Ask A Boston Chef: Valentine's Day Red Snapper Milanese
Red Snapper Milanese with radishes, cucumbers, watercress and tarragon vinaigrette
Yields 2 portions
Ingredients
Fish
2 filets red snapper (skin off)
3 cups panko breadcrumbs
1 cup flour
2 eggs beaten
2 teaspoon kosher salt
¼ teaspoons fresh cracked black pepper
3 tablespoons canola oil
Salad
4 ounces sliced radishes
4 ounces sliced cucumber
1 bunch watercress
1 tablespoon chopped tarragon
½ teaspoon Dijon mustard
¼ cup extra virgin olive oil
4 teaspoon champagne vinegar
1 tablespoon minced shallot
¼ teaspoon fresh cracked black pepper
1 teaspoon kosher salt
Method
Fish
Heat 3 tablespoons of canola oil in a large skillet over medium heat. While the pan is warming up, season the fish with salt and pepper. Then dust the fish with flour, dredge in the beaten eggs, and place in the panko breadcrumbs. When fish is in the panko, press down gently on fish so the breadcrumbs stick to the fish. Place fish in the pan cook for 7 minutes each side.
Salad
Whisk together vinegar, mustard, shallots, salt and pepper in a medium sized bowl, then slowly stream the oil in, whisking until emulsified. Whisk in tarragon. Toss the rest of the ingredients with vinaigrette. Place salad on top of fish and serve.
Chef Anthony Caturano
Prezza
24 Fleet Street
Boston, MA 02113
(617) 227-1577
Prezza.com
Anthony Caturano grew up in Revere. Instead of following in the footsteps of his father, a prominent Boston accountant, he opted out of Merrimack College to pursue his culinary calling. Armed with a degree that he received in 1993 from The Culinary Institute of America, he got his start cooking with Chef Todd English, of Boston's famed Olives during the 1990's. Caturano later rounded out his training in Miami where he cooked for Mark Militello at Mark's Place and Mark's Las Olas. He then went on to join Nemo and Mike Swartz, who at the time was growing his restaurants empire (Nemo, Big Pink, Shoji and Prime One Twelve, in Miami's SoFi district). From there, Caturano headed to the West Coast to cook inside the wildly popular, Pinot Hollywood, where he honed his craft under Chef Joachim Splichal.
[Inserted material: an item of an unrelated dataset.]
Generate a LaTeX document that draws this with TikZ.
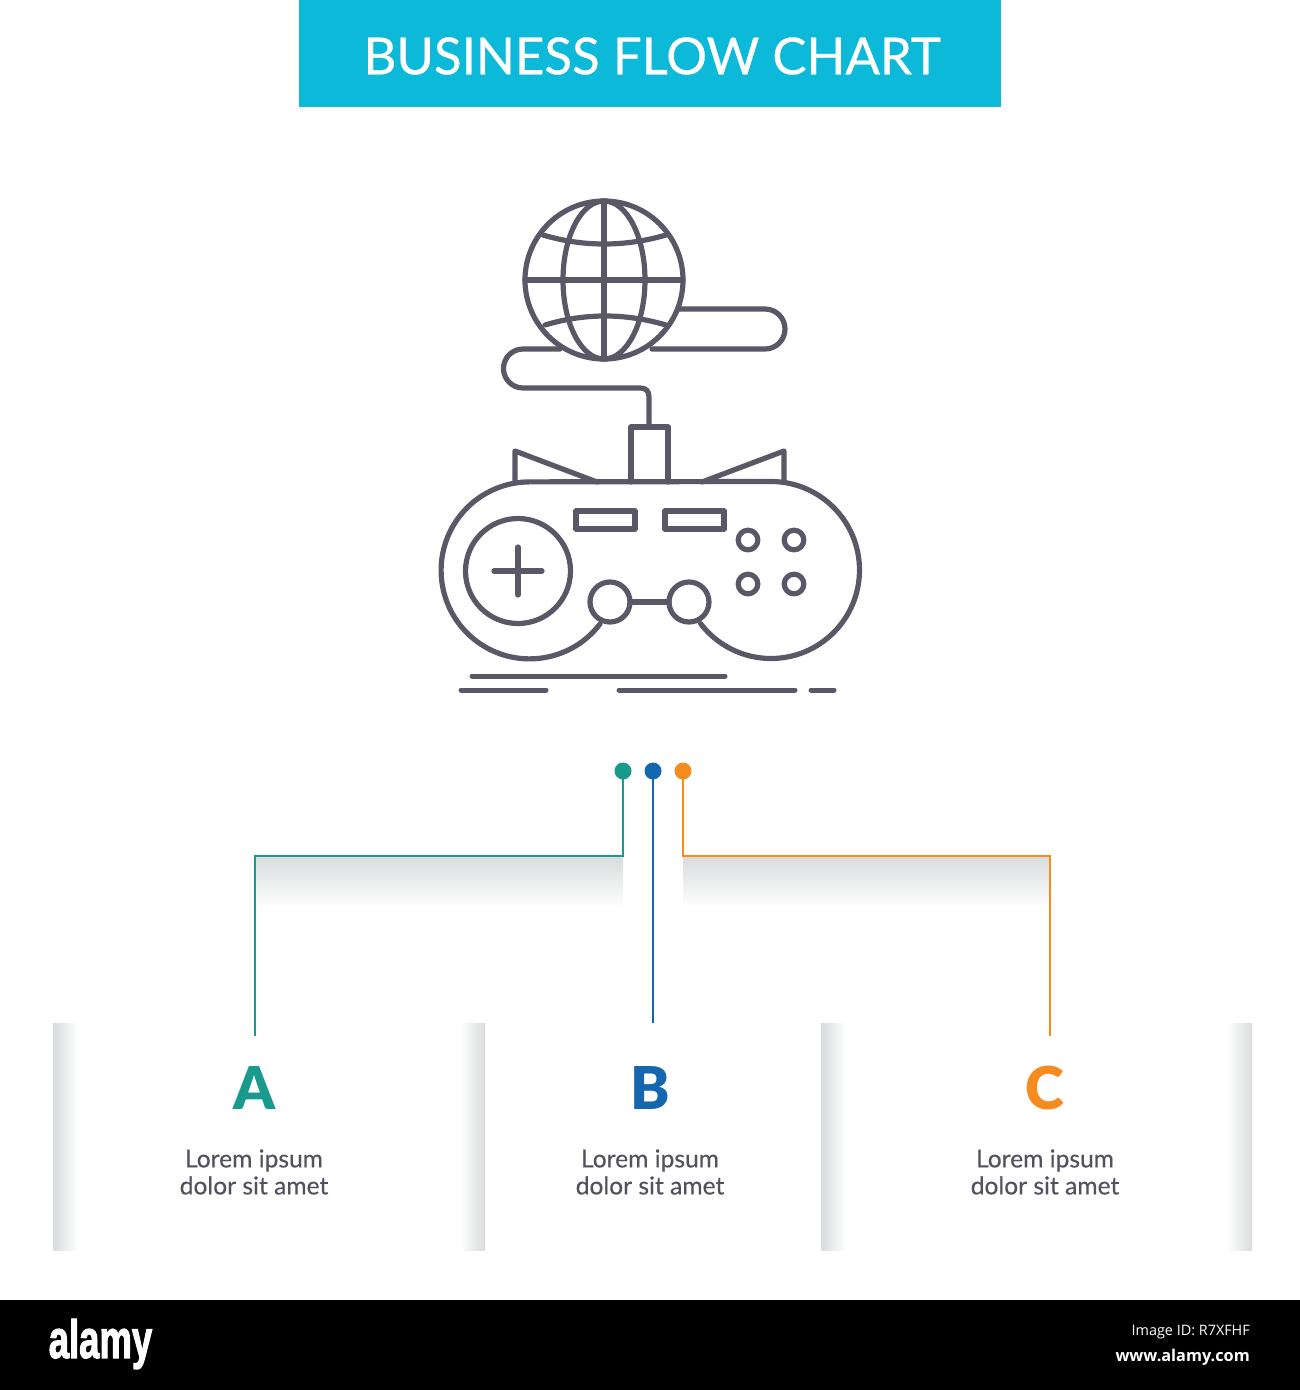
\documentclass[tikz,border=0pt]{standalone}
\usepackage{fontspec}
\setmainfont{Lato}
\newfontfamily\logofont[FakeBold=2.5]{Liberation Sans Bold}
\newfontfamily\heavyfont{Lato Black}
\newfontfamily\footfont{Open Sans}
\newfontfamily\titlefont[FakeBold=0.5]{Lato}
\newfontfamily\bodyfont[FakeBold=0.25]{Lato}
\definecolor{ink}{HTML}{5A5766}
\definecolor{txt}{HTML}{53515E}
\definecolor{teal1}{HTML}{1A9A8C}
\definecolor{blue1}{HTML}{1467AF}
\definecolor{orange1}{HTML}{F68B1F}
\definecolor{head}{HTML}{0DB9D8}
\definecolor{shadeg}{HTML}{D9DBDC}
\tikzset{
  icon/.style={draw=ink,line width=5.2pt,line join=round,line cap=round},
  ground/.style={draw=ink,line width=5pt,line cap=round},
  dotnode/.style={circle,minimum size=17pt,inner sep=0pt},
  wire/.style={line width=1.8pt},
  letter/.style={font=\heavyfont\fontsize{59}{59}\selectfont},
  body/.style={text=txt,align=center,font=\bodyfont\fontsize{24.6}{27}\selectfont},
  foot/.style={text=white,anchor=east,inner sep=0pt},
}
\begin{document}
\begin{tikzpicture}[x=1pt,y=1pt,yscale=-1]
\useasboundingbox (0,0) rectangle (1300,1390);
\fill[white] (0,0) rectangle (1300,1390);
% header
\fill[head] (299,0) rectangle (1001,106.5);
\node[text=white,font=\titlefont\fontsize{51}{51}\selectfont] (title) at (652,56) {BUSINESS FLOW CHART};
% footer
\fill[black] (0,1300) rectangle (1300,1390);
\node[text=white,inner sep=0pt,font=\logofont\fontsize{48}{48}\selectfont] (logo) at (100.5,1344) {\scalebox{0.76}[1.12]{alamy}};
\node[foot,font=\footfont\fontsize{14.4}{14.4}\selectfont] (imgid) at (1250,1332) {Image ID: R7XFHF};
\node[foot,font=\footfont\bfseries\fontsize{16.3}{16.3}\selectfont] (www) at (1250,1357) {www.alamy.com};
% shaded bands
\shade[top color=shadeg,bottom color=white] (255,856) rectangle (623,908);
\shade[top color=shadeg,bottom color=white] (683,856) rectangle (1050,908);
\shade[left color=shadeg,right color=white] (53,1023) rectangle (78,1250);
\shade[left color=white,right color=shadeg] (460,1023) rectangle (485,1250);
\shade[left color=shadeg,right color=white] (821,1023) rectangle (846,1250);
\shade[left color=white,right color=shadeg] (1227,1023) rectangle (1252,1250);
% connectors
\node[dotnode,fill=teal1] (da) at (623,771) {};
\node[dotnode,fill=blue1] (db) at (653,771) {};
\node[dotnode,fill=orange1] (dc) at (683,771) {};
\coordinate (ea) at (255,1036);
\coordinate (eb) at (653,1023);
\coordinate (ec) at (1050,1036);
\draw[wire,teal1] (da.center) |- (ea |- 0,856) -- (ea);
\draw[wire,blue1] (db.center) -- (eb);
\draw[wire,orange1] (dc.center) |- (ec |- 0,856) -- (ec);
% labels
\node[letter,text=teal1] (la) at (254,1088) {A};
\node[letter,text=blue1] (lb) at (650,1088) {B};
\node[letter,text=orange1] (lc) at (1045,1088) {C};
\node[body] (ta) at (254,1172) {Lorem ipsum\\dolor sit amet};
\node[body] (tb) at (650,1172) {Lorem ipsum\\dolor sit amet};
\node[body] (tc) at (1045,1172) {Lorem ipsum\\dolor sit amet};
% globe
\draw[icon] (604,280) circle[radius=79];
\draw[icon] (604,280) ellipse[x radius=41,y radius=79];
\draw[icon] (604,201) -- (604,359);
\draw[icon] (525,280) -- (683,280);
\draw[icon] (543,235) .. controls (583,247) and (625,247) .. (666,235);
\draw[icon] (545,325) .. controls (585,313) and (625,313) .. (666,325);
% cable
\draw[icon] (678,309) -- (765,309) arc[start angle=270,end angle=450,radius=20] -- (652,349);
\draw[icon] (560,349) -- (523,349) arc[start angle=270,end angle=90,radius=19.5] -- (640,388) .. controls (646,388) and (649,391) .. (649,397) -- (649,427);
% controller
\draw[icon] (631,482) -- (631,427) -- (668,427) -- (668,482);
\draw[icon] (515,482) -- (515,451) -- (597,482);
\draw[icon] (784,482) -- (784,451) -- (702,482);
\draw[icon] (600,624) arc[start angle=37.3,end angle=270,radius=88.5] -- (771,481.5) arc[start angle=270,end angle=502.7,radius=88.5];
\draw[icon] (518,571) circle[radius=52.5];
\draw[icon] (494,571) -- (542,571) (518,547) -- (518,595);
\draw[icon] (576,511) rectangle (635,529);
\draw[icon] (665,511) rectangle (724,529);
\foreach \cx/\cy in {748/540,794/540,748/584,794/584}
  \draw[icon] (\cx,\cy) circle[radius=9.8];
\draw[icon] (610,602) circle[radius=20];
\draw[icon] (689,602) circle[radius=20];
\draw[icon] (630,602) -- (669,602);
% ground lines
\draw[ground] (472,676) -- (725,676);
\draw[ground] (461,690) -- (546,690);
\draw[ground] (619,690) -- (795,690);
\draw[ground] (811,690) -- (834,690);
\end{tikzpicture}
\end{document}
Somewhere between Miami and Los Angeles, Caturano detoured to his ancestral homeland of Italy, where he spent a month bonding with his grandmother's birthplace of Prezza, a tiny ancient village in the Abruzzi region, and in the Northern regions, where he studied the cooking traditions of Piemonte. In 2000, he opened Prezza as tribute to his love of Italy and to honor his grandmother's hometown. Prezza's cuisine embodies the simplicity of the region and its allegiance to both land and sea. The focus is on earthiness, bold flavors and spicing, with meats cooked on a wood-fired grill and pasta handmade on the premises.